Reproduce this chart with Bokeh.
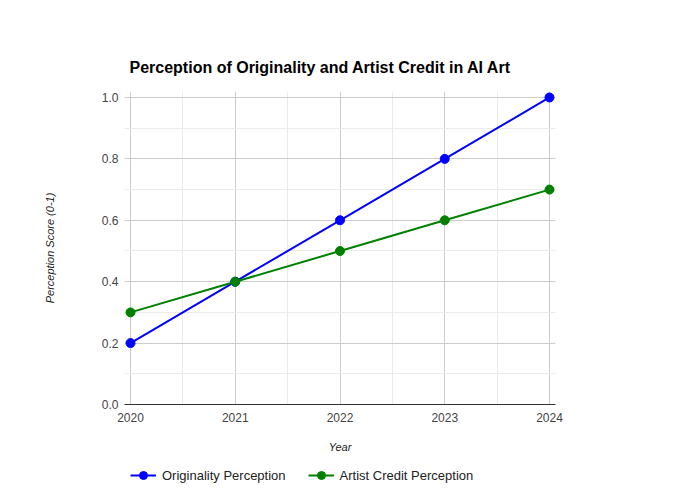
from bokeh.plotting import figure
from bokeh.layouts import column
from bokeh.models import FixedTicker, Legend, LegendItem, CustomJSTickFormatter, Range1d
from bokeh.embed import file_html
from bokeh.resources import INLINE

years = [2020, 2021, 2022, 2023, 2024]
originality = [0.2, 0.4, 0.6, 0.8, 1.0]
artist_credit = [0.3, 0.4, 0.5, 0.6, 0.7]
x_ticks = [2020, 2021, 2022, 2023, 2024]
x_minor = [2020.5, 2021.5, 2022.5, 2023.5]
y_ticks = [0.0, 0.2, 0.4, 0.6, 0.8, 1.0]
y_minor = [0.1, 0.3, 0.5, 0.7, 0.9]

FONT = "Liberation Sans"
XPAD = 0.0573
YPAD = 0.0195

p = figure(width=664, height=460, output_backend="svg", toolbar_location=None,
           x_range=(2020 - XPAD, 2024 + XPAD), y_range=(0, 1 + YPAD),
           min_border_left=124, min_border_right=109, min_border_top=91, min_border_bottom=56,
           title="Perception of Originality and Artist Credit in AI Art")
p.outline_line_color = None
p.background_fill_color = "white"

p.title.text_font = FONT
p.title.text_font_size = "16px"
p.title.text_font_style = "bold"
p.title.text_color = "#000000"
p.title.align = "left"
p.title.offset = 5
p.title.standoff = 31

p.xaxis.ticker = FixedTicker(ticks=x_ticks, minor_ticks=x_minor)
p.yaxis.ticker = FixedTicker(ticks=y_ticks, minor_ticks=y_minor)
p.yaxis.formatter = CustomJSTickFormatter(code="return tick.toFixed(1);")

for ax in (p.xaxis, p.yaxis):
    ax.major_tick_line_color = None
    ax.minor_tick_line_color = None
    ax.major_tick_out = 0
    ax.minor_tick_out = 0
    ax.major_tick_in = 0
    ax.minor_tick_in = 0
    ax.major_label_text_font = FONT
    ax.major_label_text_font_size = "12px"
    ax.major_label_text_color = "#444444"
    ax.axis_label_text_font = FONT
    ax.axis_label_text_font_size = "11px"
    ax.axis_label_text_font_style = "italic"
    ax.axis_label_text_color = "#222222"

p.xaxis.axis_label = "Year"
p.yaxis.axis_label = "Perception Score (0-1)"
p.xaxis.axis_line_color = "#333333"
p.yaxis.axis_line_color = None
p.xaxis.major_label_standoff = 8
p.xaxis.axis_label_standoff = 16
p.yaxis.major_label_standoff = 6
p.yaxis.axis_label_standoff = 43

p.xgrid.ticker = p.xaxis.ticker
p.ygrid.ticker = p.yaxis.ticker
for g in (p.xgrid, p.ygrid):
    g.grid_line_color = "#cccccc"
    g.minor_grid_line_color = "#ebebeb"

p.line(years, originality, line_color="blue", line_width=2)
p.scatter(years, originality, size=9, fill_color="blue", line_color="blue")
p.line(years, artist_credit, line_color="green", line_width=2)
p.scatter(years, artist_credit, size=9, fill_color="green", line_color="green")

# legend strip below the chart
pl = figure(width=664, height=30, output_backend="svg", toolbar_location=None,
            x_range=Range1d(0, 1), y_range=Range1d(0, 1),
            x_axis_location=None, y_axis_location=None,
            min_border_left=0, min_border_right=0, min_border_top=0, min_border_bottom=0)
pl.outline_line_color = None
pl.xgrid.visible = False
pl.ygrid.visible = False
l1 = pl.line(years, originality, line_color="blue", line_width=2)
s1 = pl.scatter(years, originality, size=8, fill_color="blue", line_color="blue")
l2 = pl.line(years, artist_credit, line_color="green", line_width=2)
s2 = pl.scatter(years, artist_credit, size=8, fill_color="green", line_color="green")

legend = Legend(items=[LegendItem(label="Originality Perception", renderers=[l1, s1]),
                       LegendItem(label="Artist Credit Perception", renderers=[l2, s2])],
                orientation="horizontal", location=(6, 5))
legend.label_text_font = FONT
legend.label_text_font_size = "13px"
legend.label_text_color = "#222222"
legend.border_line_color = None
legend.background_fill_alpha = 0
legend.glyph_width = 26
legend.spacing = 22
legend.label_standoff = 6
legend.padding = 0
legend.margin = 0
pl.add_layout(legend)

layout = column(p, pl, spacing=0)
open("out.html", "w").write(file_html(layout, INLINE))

WHAT NEEDS TO BE DONE. Make an exact copy of the data above, pictures excluded.

WRITTEN RESPONSE.
Reproduce this chart with Bokeh.
from bokeh.plotting import figure
from bokeh.layouts import column
from bokeh.models import FixedTicker, Legend, LegendItem, CustomJSTickFormatter, Range1d
from bokeh.embed import file_html
from bokeh.resources import INLINE

years = [2020, 2021, 2022, 2023, 2024]
originality = [0.2, 0.4, 0.6, 0.8, 1.0]
artist_credit = [0.3, 0.4, 0.5, 0.6, 0.7]
x_ticks = [2020, 2021, 2022, 2023, 2024]
x_minor = [2020.5, 2021.5, 2022.5, 2023.5]
y_ticks = [0.0, 0.2, 0.4, 0.6, 0.8, 1.0]
y_minor = [0.1, 0.3, 0.5, 0.7, 0.9]

FONT = "Liberation Sans"
XPAD = 0.0573
YPAD = 0.0195

p = figure(width=664, height=460, output_backend="svg", toolbar_location=None,
           x_range=(2020 - XPAD, 2024 + XPAD), y_range=(0, 1 + YPAD),
           min_border_left=124, min_border_right=109, min_border_top=91, min_border_bottom=56,
           title="Perception of Originality and Artist Credit in AI Art")
p.outline_line_color = None
p.background_fill_color = "white"

p.title.text_font = FONT
p.title.text_font_size = "16px"
p.title.text_font_style = "bold"
p.title.text_color = "#000000"
p.title.align = "left"
p.title.offset = 5
p.title.standoff = 31

p.xaxis.ticker = FixedTicker(ticks=x_ticks, minor_ticks=x_minor)
p.yaxis.ticker = FixedTicker(ticks=y_ticks, minor_ticks=y_minor)
p.yaxis.formatter = CustomJSTickFormatter(code="return tick.toFixed(1);")

for ax in (p.xaxis, p.yaxis):
    ax.major_tick_line_color = None
    ax.minor_tick_line_color = None
    ax.major_tick_out = 0
    ax.minor_tick_out = 0
    ax.major_tick_in = 0
    ax.minor_tick_in = 0
    ax.major_label_text_font = FONT
    ax.major_label_text_font_size = "12px"
    ax.major_label_text_color = "#444444"
    ax.axis_label_text_font = FONT
    ax.axis_label_text_font_size = "11px"
    ax.axis_label_text_font_style = "italic"
    ax.axis_label_text_color = "#222222"

p.xaxis.axis_label = "Year"
p.yaxis.axis_label = "Perception Score (0-1)"
p.xaxis.axis_line_color = "#333333"
p.yaxis.axis_line_color = None
p.xaxis.major_label_standoff = 8
p.xaxis.axis_label_standoff = 16
p.yaxis.major_label_standoff = 6
p.yaxis.axis_label_standoff = 43

p.xgrid.ticker = p.xaxis.ticker
p.ygrid.ticker = p.yaxis.ticker
for g in (p.xgrid, p.ygrid):
    g.grid_line_color = "#cccccc"
    g.minor_grid_line_color = "#ebebeb"

p.line(years, originality, line_color="blue", line_width=2)
p.scatter(years, originality, size=9, fill_color="blue", line_color="blue")
p.line(years, artist_credit, line_color="green", line_width=2)
p.scatter(years, artist_credit, size=9, fill_color="green", line_color="green")

# legend strip below the chart
pl = figure(width=664, height=30, output_backend="svg", toolbar_location=None,
            x_range=Range1d(0, 1), y_range=Range1d(0, 1),
            x_axis_location=None, y_axis_location=None,
            min_border_left=0, min_border_right=0, min_border_top=0, min_border_bottom=0)
pl.outline_line_color = None
pl.xgrid.visible = False
pl.ygrid.visible = False
l1 = pl.line(years, originality, line_color="blue", line_width=2)
s1 = pl.scatter(years, originality, size=8, fill_color="blue", line_color="blue")
l2 = pl.line(years, artist_credit, line_color="green", line_width=2)
s2 = pl.scatter(years, artist_credit, size=8, fill_color="green", line_color="green")

legend = Legend(items=[LegendItem(label="Originality Perception", renderers=[l1, s1]),
                       LegendItem(label="Artist Credit Perception", renderers=[l2, s2])],
                orientation="horizontal", location=(6, 5))
legend.label_text_font = FONT
legend.label_text_font_size = "13px"
legend.label_text_color = "#222222"
legend.border_line_color = None
legend.background_fill_alpha = 0
legend.glyph_width = 26
legend.spacing = 22
legend.label_standoff = 6
legend.padding = 0
legend.margin = 0
pl.add_layout(legend)

layout = column(p, pl, spacing=0)
open("out.html", "w").write(file_html(layout, INLINE))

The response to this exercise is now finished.